I don't agree about logging. I think the systemd journal is a great improvment over legacy style old text dumps. Stuff like "journalctl -b -p err" (show only messages from this boot at log level "error"). So useful, so simple. Or "journalctl --since -15m" that shows the last 15 minutes of logging. Or "journalctl -f -u firewalld.service" that just tails the firewall service. There is bash completion of everything, from parameters to servicenames. There is kernel guarantee the entries aren't faked (all those field starting with underscore), meaning that if cups is writing "lpt0 on fire" in the journal, you can see if its a fake or real. (on syslog anything can pretend to be cups).
systemd is also able to gain logging info from when the system is only in the "initramfs" stage (systemd lives in initramfs during boot and then jumps to rootfs), before the root system is even mounted, something rsyslog can only dream of.
The journal is primarily an append only system (basically a text file with another newline separator + index), so it is quite robust against RW corruptions.
systemd's primary design goal is simplicity; it isn't a log sink like rsyslog, and won't have db drivers. It is however easy to export its content in e.g. JSON format by the journald-gateway, or let rsyslog, who can natively read journal files, convert it into any supported format etc. So using Splunk is trivial these days.
Monit and systemd aren't completely overlapping, so you can still run Monit on top of systemd, that way systemd can restart Monit if it fails :-). But it is a major selling point for systemd, that it comes with integrated service supervision "out-of-the-box" and in easy way too. Just add some keywords to a textfile, and away you go. Because systemd uses cgroups, it can track all processes and their child processes with ease, so its supervision abilities are quite awesome.

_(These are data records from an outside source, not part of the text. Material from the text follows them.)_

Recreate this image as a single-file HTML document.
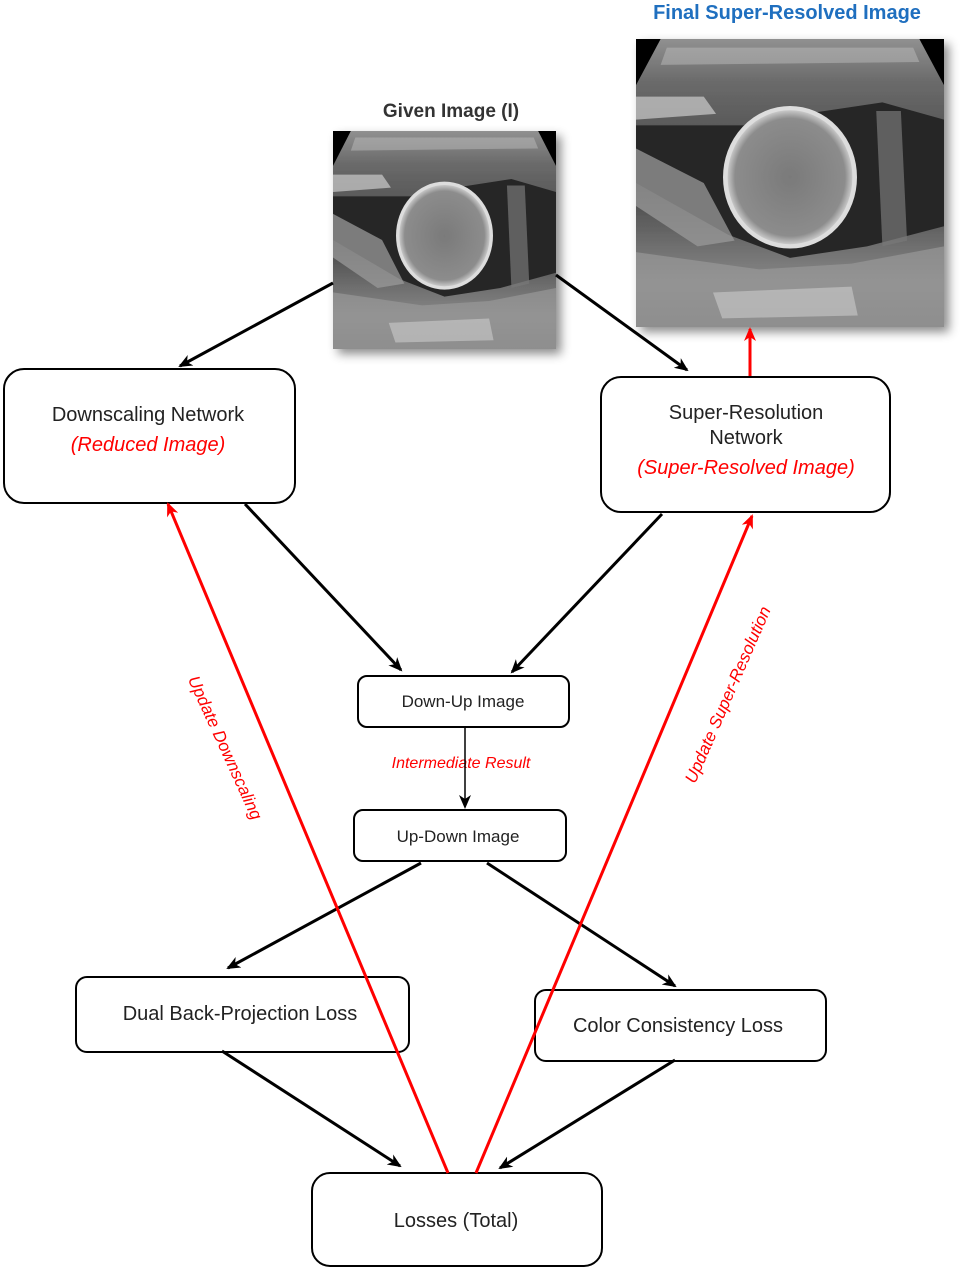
<!DOCTYPE html>
<html><head><meta charset="utf-8"><style>
html,body{margin:0;padding:0;background:#fff;}
svg{display:block;}
text{font-family:"Liberation Sans",sans-serif;}
</style></head><body>
<svg width="968" height="1270" viewBox="0 0 968 1270" xmlns="http://www.w3.org/2000/svg">
<defs>
<marker id="ab" markerWidth="14" markerHeight="14" refX="12" refY="7" orient="auto" markerUnits="userSpaceOnUse"><path d="M0,1 L14,7 L0,13 L4,7 z" fill="#000"/></marker>
<marker id="ar" markerWidth="14" markerHeight="14" refX="12" refY="7" orient="auto" markerUnits="userSpaceOnUse"><path d="M0,1 L14,7 L0,13 L4,7 z" fill="#f00"/></marker>
<filter id="sh" x="-10%" y="-10%" width="130%" height="130%"><feDropShadow dx="5" dy="5" stdDeviation="5" flood-color="#000" flood-opacity="0.45"/></filter>
<radialGradient id="hd" cx="50%" cy="50%" r="50%"><stop offset="0" stop-color="#7a7a7a"/><stop offset="0.85" stop-color="#8c8c8c"/><stop offset="1" stop-color="#d8d8d8"/></radialGradient>
<linearGradient id="bg1" x1="0" y1="0" x2="0" y2="1"><stop offset="0" stop-color="#909090"/><stop offset="0.15" stop-color="#6a6a6a"/><stop offset="0.5" stop-color="#444"/><stop offset="0.85" stop-color="#888"/><stop offset="1" stop-color="#777"/></linearGradient>
<symbol id="us" viewBox="0 0 100 100" preserveAspectRatio="none">
<rect width="100" height="100" fill="#000"/>
<path d="M8,0 L92,0 L100,16 L100,100 L0,100 L0,16 z" fill="url(#bg1)"/>
<path d="M10,3 L90,3 L92,8 L8,9 z" fill="#bbb" opacity="0.5"/>
<path d="M0,20 L22,20 L26,26 L0,28 z" fill="#ccc" opacity="0.7"/>
<path d="M0,30 L35,30 L55,26 L80,22 L100,28 L100,65 L75,72 L50,76 L30,68 L0,50 z" fill="#262626"/>
<path d="M0,38 L22,50 L32,70 L20,72 L0,58 z" fill="#999" opacity="0.75"/>
<path d="M78,25 L86,25 L88,70 L80,72 z" fill="#777" opacity="0.7"/>
<ellipse cx="50" cy="48" rx="21" ry="24" fill="url(#hd)" stroke="#ddd" stroke-width="1.5"/>
<path d="M0,74 L40,80 L70,78 L100,72 L100,100 L0,100 z" fill="#999" opacity="0.7"/>
<path d="M25,88 L70,86 L72,96 L28,97 z" fill="#ccc" opacity="0.6"/>
</symbol>
</defs>

<text x="787" y="19" font-size="20" font-weight="bold" fill="#1f6fbf" text-anchor="middle">Final Super-Resolved Image</text>
<use href="#us" x="636" y="39" width="308" height="288" filter="url(#sh)"/>

<text x="451" y="117" font-size="19" font-weight="bold" fill="#333" text-anchor="middle">Given Image (I)</text>
<use href="#us" x="333" y="131" width="223" height="218" filter="url(#sh)"/>

<g fill="none" stroke="#000" stroke-width="2">
<rect x="4" y="369" width="291" height="134" rx="20"/>
<rect x="601" y="377" width="289" height="135" rx="20"/>
<rect x="358" y="676" width="211" height="51" rx="9"/>
<rect x="354" y="810" width="212" height="51" rx="9"/>
<rect x="76" y="977" width="333" height="75" rx="11"/>
<rect x="535" y="990" width="291" height="71" rx="11"/>
<rect x="312" y="1173" width="290" height="93" rx="18"/>
</g>

<g font-size="20" fill="#222" text-anchor="middle">
<text x="148" y="421">Downscaling Network</text>
<text x="746" y="419">Super-Resolution</text>
<text x="746" y="444">Network</text>
<text x="463" y="707" font-size="17">Down-Up Image</text>
<text x="458" y="842" font-size="17">Up-Down Image</text>
<text x="240" y="1020">Dual Back-Projection Loss</text>
<text x="678" y="1032">Color Consistency Loss</text>
<text x="456" y="1227">Losses (Total)</text>
</g>
<g font-size="20" fill="#f00" font-style="italic" text-anchor="middle">
<text x="148" y="451">(Reduced Image)</text>
<text x="746" y="474">(Super-Resolved Image)</text>
<text x="461" y="768" font-size="16">Intermediate Result</text>
<text transform="translate(220,750) rotate(65.5)" font-size="17">Update Downscaling</text>
<text transform="translate(733,697) rotate(-66.5)" font-size="17">Update Super-Resolution</text>
</g>

<g stroke="#000" stroke-width="3" marker-end="url(#ab)">
<line x1="333" y1="283" x2="180" y2="366"/>
<line x1="556" y1="275" x2="687" y2="370"/>
<line x1="245" y1="504" x2="401" y2="670"/>
<line x1="662" y1="514" x2="512" y2="672"/>
<line x1="421" y1="863" x2="228" y2="968"/>
<line x1="487" y1="863" x2="675" y2="986"/>
<line x1="222" y1="1051" x2="400" y2="1166"/>
<line x1="675" y1="1060" x2="500" y2="1168"/>
</g>
<line x1="465" y1="727" x2="465" y2="807" stroke="#000" stroke-width="1.5" marker-end="url(#ab)"/>

<g stroke="#f00" stroke-width="3" marker-end="url(#ar)">
<line x1="750" y1="376" x2="750" y2="329"/>
<line x1="448" y1="1173" x2="168" y2="504"/>
<line x1="476" y1="1173" x2="752" y2="516"/>
</g>
</svg>
</body></html>
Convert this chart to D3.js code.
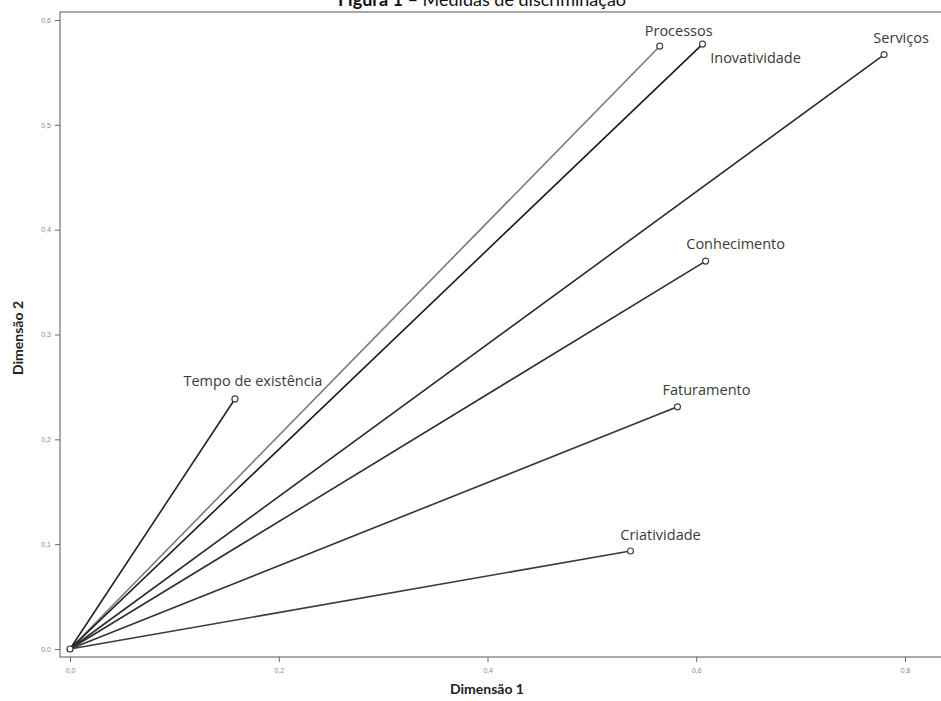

To simplify both projects; systemd has the technological superiority when it comes to the low level supervision stuff, while Monit has all the high level monitoring stuff, like graphs etc.
OS containers predates systemd deployment. But systemd intend to make them much better: systemd intend to make OS containers that runs unmodified on top of the host OS. As it is now, there isn't much security, but that is the next round: unmodified, secure OS containers; run a standard Ubuntu and a standard Fedora on top of CentOS (and make them socket activated too). Nobody else have such high ambitions.
Regarding RH. They hardly need to make themselves "relevant" since their revenue actually keeps on growing despite the international crisis. Not many other Linux distro vendors experience that. No slant intended against Canonical, but AFAIK they still loose money every year.
Besides, while Lennart Poettering is employed by RH, systemd have long been a multi-distro collaboration, with half a dozen developers from different distros and companies that have git commit access. There has been more than 600 independent contributors too. So it is a huge open source project, not a Red Hat solo show.